Umgekehrt besteht ein wesentlicher Teil westlicher Exporte nach Russland aus Investitionsgütern wie Maschinen und hochwertigen Komsumgütern, etwa Kraftfahrzeugen. Für Deutschland machen diese Posten ungefähr die Hälfte der Lieferungen in die russische Föderation aus. Würde man entsprechende Exporte im Zuge eines Boykotts einschränken, träfe das einerseits die dortigen Unternehmen, aber auch die Mittelschichtskonsumenten, die etwa die in Russland beliebten Opel-Fahrzeuge nicht mehr kaufen könnten.

 

Wahrscheinlich verstärkten solche Sanktionen auch die augenblickliche Schwäche des Wirtschaftswachstums. Denn von den hohen Zuwachsraten der Vergangenheit ist Russland augenblicklich weit entfernt.

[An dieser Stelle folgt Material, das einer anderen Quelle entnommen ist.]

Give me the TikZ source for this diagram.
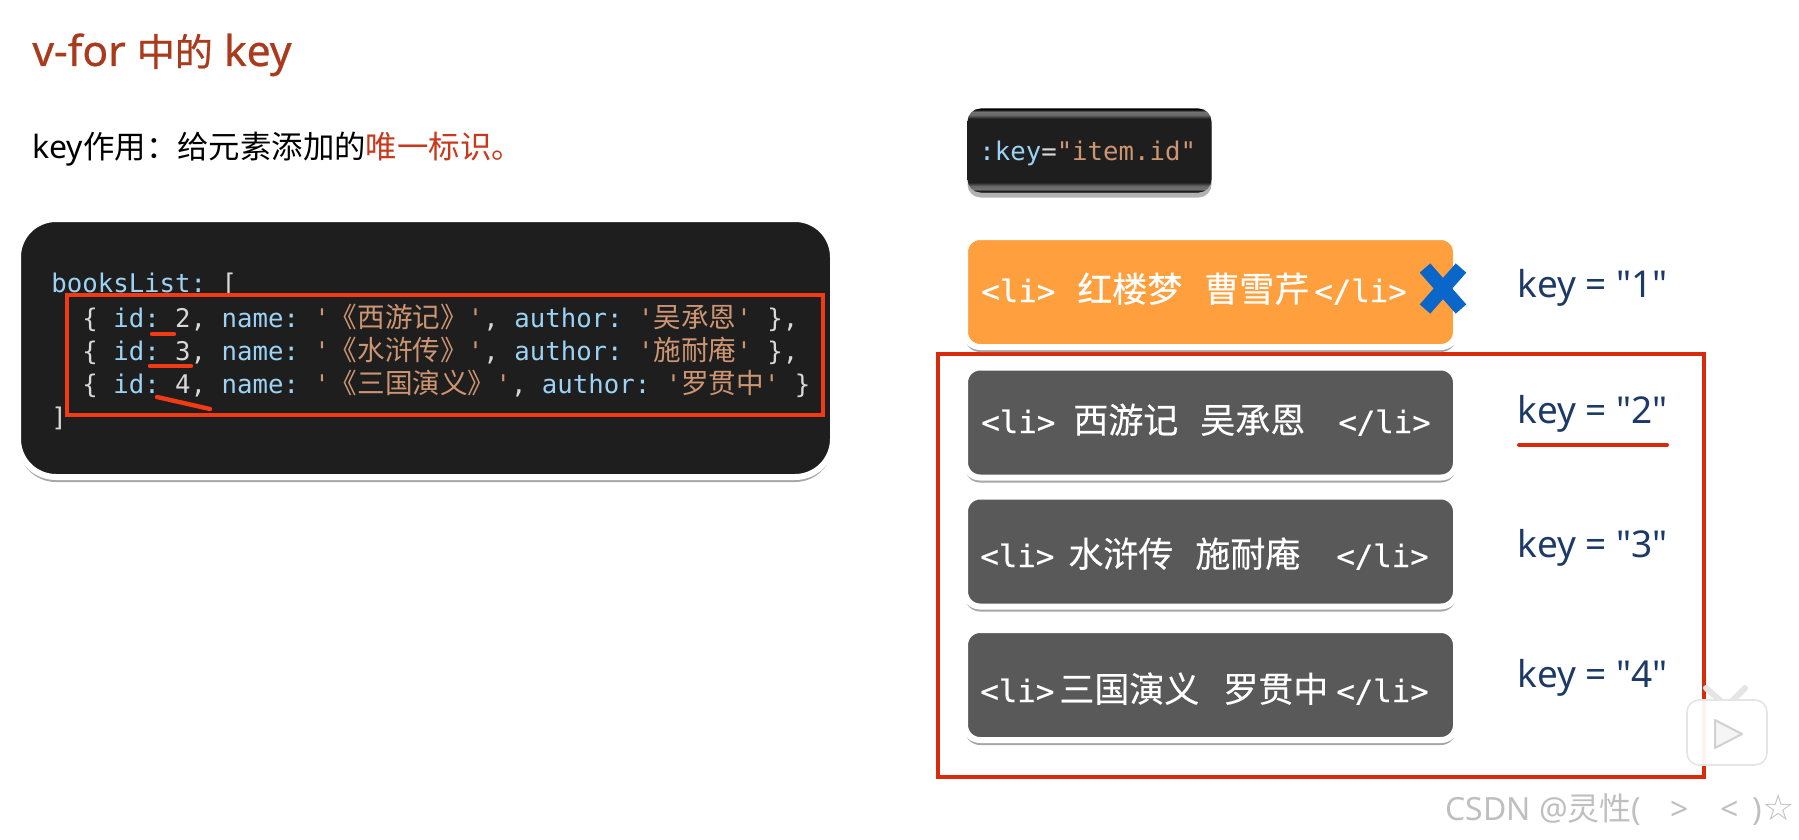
\documentclass[tikz,border=0pt]{standalone}
\usepackage{fontspec}
\setmainfont{Noto Sans}
\setmonofont{DejaVu Sans Mono}
\newfontfamily\cjk{Noto Sans CJK SC}
\newfontfamily\starfont{DejaVu Sans}
\newfontfamily\plainsans{Noto Sans}[Ligatures=TeXOff]
\newfontfamily\titlefont{Noto Sans}[FakeBold=0.6]
\newfontfamily\titlecjk{Noto Sans CJK SC}[FakeBold=0.6]
\newfontfamily\limono{DejaVu Sans Mono}[FakeBold=0.3]
\newfontfamily\licjk{Noto Sans CJK SC}[FakeBold=0.3]
\usetikzlibrary{calc,shadows}
\definecolor{titlered}{HTML}{A93A1C}
\definecolor{markred}{HTML}{C8381A}
\definecolor{framered}{HTML}{D92B0C}
\definecolor{penred}{HTML}{F23A15}
\definecolor{codebg}{HTML}{1E1E1E}
\definecolor{codeblue}{HTML}{9CD3F5}
\definecolor{codestr}{HTML}{CE9572}
\definecolor{codepunc}{HTML}{D8D8D8}
\definecolor{liorange}{HTML}{FF9F3E}
\definecolor{ligrey}{HTML}{595959}
\definecolor{keynavy}{HTML}{1D3A66}
\definecolor{crossblue}{HTML}{0A66C8}
\pgfdeclareverticalshading{keybevel}{100bp}{color(0bp)=(black); color(25.5bp)=(black); color(27bp)=(black!55); color(29bp)=(black!60);
    color(31bp)=(codebg); color(69bp)=(codebg); color(71bp)=(black!60); color(73bp)=(black!55); color(74.5bp)=(black); color(100bp)=(black)}
\newcommand{\codefont}{\ttfamily\fontsize{12.85pt}{15pt}\selectfont}
\newcommand{\zhcode}[1]{{\cjk\fontsize{13.8pt}{15pt}\selectfont\color{codestr}#1}}
\newcommand{\ckey}[1]{{\color{codeblue}#1}}
\newcommand{\cstr}[1]{{\color{codestr}#1}}
\newcommand{\zhli}[1]{{\licjk\fontsize{17.5pt}{20pt}\selectfont #1}}
\tikzset{
    halo box/.style={draw=white, line width=3pt, inner sep=0pt,
        drop shadow={shadow xshift=0pt, shadow yshift=-2.5pt, fill=black!35, opacity=1}},
    code box/.style={halo box, fill=codebg, rounded corners=19pt, minimum width=407.5pt, minimum height=129pt},
    li box/.style={halo box, rounded corners=7.5pt, minimum width=245.5pt, minimum height=55pt},
    red frame/.style={draw=#1, line width=2.4pt, fill=none, inner sep=0pt},
    code line/.style={anchor=base west, inner sep=0pt, text=codepunc, font=\codefont},
    li text/.style={anchor=base west, inner sep=0pt, text=white, font=\limono\fontsize{15.35pt}{18pt}\selectfont},
    key label/.style={anchor=base west, inner sep=0pt, text=keynavy, font=\plainsans\fontsize{18.5pt}{22pt}\selectfont},
    pen stroke/.style={draw=penred, line width=2.2pt, line cap=round},
}

\begin{document}
\begin{tikzpicture}[x=0.5pt,y=-0.5pt]
    \useasboundingbox (0,0) rectangle (1799,840);

    \node (title) at (32,66) [anchor=base west, inner sep=0pt, text=titlered, font=\titlefont\fontsize{21.3pt}{24pt}\selectfont]
        {v-for {\titlecjk\fontsize{19pt}{24pt}\selectfont 中的} key};
    \node (intro) at (32,158) [anchor=base west, inner sep=0pt, font=\fontsize{16pt}{20pt}\selectfont]
        {key{\cjk\fontsize{15.7pt}{20pt}\selectfont 作用：给元素添加的\textcolor{markred}{唯一标识。}}};

    % code block
    \node (codeBox) at (425.5,348) [code box] {};
    \node (line0) at (51,292) [code line] {\ckey{booksList:} [};
    \node (line1) at (82,327) [code line] {\{ \ckey{id:} 2, \ckey{name:} \cstr{'}\zhcode{《西游记》}\cstr{'}, \ckey{author:} \cstr{'}\zhcode{吴承恩}\cstr{'} \},};
    \node (line2) at (82,360) [code line] {\{ \ckey{id:} 3, \ckey{name:} \cstr{'}\zhcode{《水浒传》}\cstr{'}, \ckey{author:} \cstr{'}\zhcode{施耐庵}\cstr{'} \},};
    \node (line3) at (82,393) [code line] {\{ \ckey{id:} 4, \ckey{name:} \cstr{'}\zhcode{《三国演义》}\cstr{'}, \ckey{author:} \cstr{'}\zhcode{罗贯中}\cstr{'} \}};
    \node (line4) at (51,426) [code line] {]};
    \node (codeFrame) at (445,355) [red frame=penred, minimum width=378pt, minimum height=60pt] {};

    \coordinate (P1) at (152,334);
    \coordinate (P2) at (174,334);
    \coordinate (P3) at (150,366);
    \coordinate (P4) at (191,366);
    \coordinate (P5) at (157,397);
    \coordinate (P6) at (210,409);
    \draw [pen stroke] (P1) -- (P2);
    \draw [pen stroke] (P3) -- (P4);
    \draw [pen stroke] (P5) -- (P6);

    % right column
    \node (keyBox) at (1089.5,150.5) [shading=keybevel, rounded corners=6.5pt,
        minimum width=122pt, minimum height=42pt, inner sep=0pt,
        drop shadow={shadow xshift=0pt, shadow yshift=-2.5pt, fill=black!30, opacity=1}] {};
    \node (keyText) at (979,161) [code line] {\ckey{:key}=\cstr{"item.id"}};

    \node (listFrame) at (1321,565.5) [red frame=framered, minimum width=383pt, minimum height=211.5pt] {};

    \node (liOne) at (1210.5,292) [li box, fill=liorange] {};
    \node (liTwo) at (1210.5,422.5) [li box, fill=ligrey] {};
    \node (liThree) at (1210.5,551.5) [li box, fill=ligrey] {};
    \node (liFour) at (1210.5,685) [li box, fill=ligrey] {};

    \node (textOne) at (981,302) [li text] {<li>\hspace{11pt}\zhli{红楼梦}\hspace{11pt}\zhli{曹雪芹}\hspace{2.5pt}</li>};
    \node (textTwo) at (981,433) [li text] {<li>\hspace{9pt}\zhli{西游记}\hspace{11pt}\zhli{吴承恩}\hspace{16.5pt}</li>};
    \node (textThree) at (980,567) [li text] {<li>\hspace{7pt}\zhli{水浒传}\hspace{11pt}\zhli{施耐庵}\hspace{18pt}</li>};
    \node (textFour) at (980,702) [li text] {<li>\hspace{2.5pt}\zhli{三国演义}\hspace{12pt}\zhli{罗贯中}\hspace{4pt}</li>};

    \coordinate (X1) at (1425,268);
    \coordinate (X2) at (1461,309);
    \coordinate (X3) at (1461,268);
    \coordinate (X4) at (1425,309);
    \draw [crossblue, line width=7pt] (X1) -- (X2);
    \draw [crossblue, line width=7pt] (X3) -- (X4);

    \node (keyOne) at (1517,297) [key label] {key = "1"};
    \node (keyTwo) at (1517,423) [key label] {key = "2"};
    \node (keyThree) at (1517,557) [key label] {key = "3"};
    \node (keyFour) at (1517,687) [key label] {key = "4"};
    \coordinate (U1) at (1519,445);
    \coordinate (U2) at (1667,445);
    \draw [framered, line width=2pt, line cap=round] (U1) -- (U2);

    % player badge and watermark
    \coordinate (E1) at (1706,688);
    \coordinate (E2) at (1722,702);
    \coordinate (E3) at (1745,688);
    \coordinate (E4) at (1731,702);
    \draw [black!10, line width=3pt, line cap=round] (E1) -- (E2);
    \draw [black!10, line width=3pt, line cap=round] (E3) -- (E4);
    \node (badge) at (1727,732.5) [fill=white, fill opacity=.95, draw=black!10, line width=.8pt, rounded corners=6pt,
        minimum width=40pt, minimum height=32.5pt, inner sep=0pt] {};
    \coordinate (T1) at (1715,720);
    \coordinate (T2) at (1715,748);
    \coordinate (T3) at (1742,734);
    \draw [black!18, fill=black!4, line width=1pt, line join=round] (T1) -- (T2) -- (T3) -- cycle;

    \node (mark) at (1445,820) [anchor=base west, inner sep=0pt, text=black!25, font=\fontsize{16pt}{20pt}\selectfont]
        {CSDN @{\cjk 灵性}(\hspace{14.6pt}>\hspace{15.7pt}<\hspace{7pt}){\starfont\fontsize{18pt}{20pt}\selectfont ☆}};
\end{tikzpicture}
\end{document}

Aktuellen Prognosen zufolge muss sich die Föderation dieses Jahr mit einem Wachstum des Bruttoinlandsprodukts von 1,8 und 2015 von 2,4 Prozent zufriedengeben. Hinzu kommt: Bisher sind die Versuche der Regierung weitgehend im Sande verlaufen, die Wirtschaft aus der einseitigen Abhängigkeit vom Rohstoffsektor zu befreien und auf eine breitere Basis zu stellen.

 

Anton Börner, der Präsident des Bundesverbandes Großhandel, erklärt: „Im Ergebnis wäre ein Handelskonflikt für Deutschlands Wirtschaft schmerzhaft, für die russische Wirtschaft aber existenzbedrohend.“ Wobei der dicke Hammer augenblicklich im Schrank zu bleiben scheint. Viele Verantwortliche in Ost und West wollen offenbar die engen wirtschaftlichen Beziehungen nicht riskieren. Auch die westlichen Staaten drohen deshalb eher mit gezielten Sanktionen wie Kontosperrungen, die nur einzelne Vertreter der russischen Regierung träfen.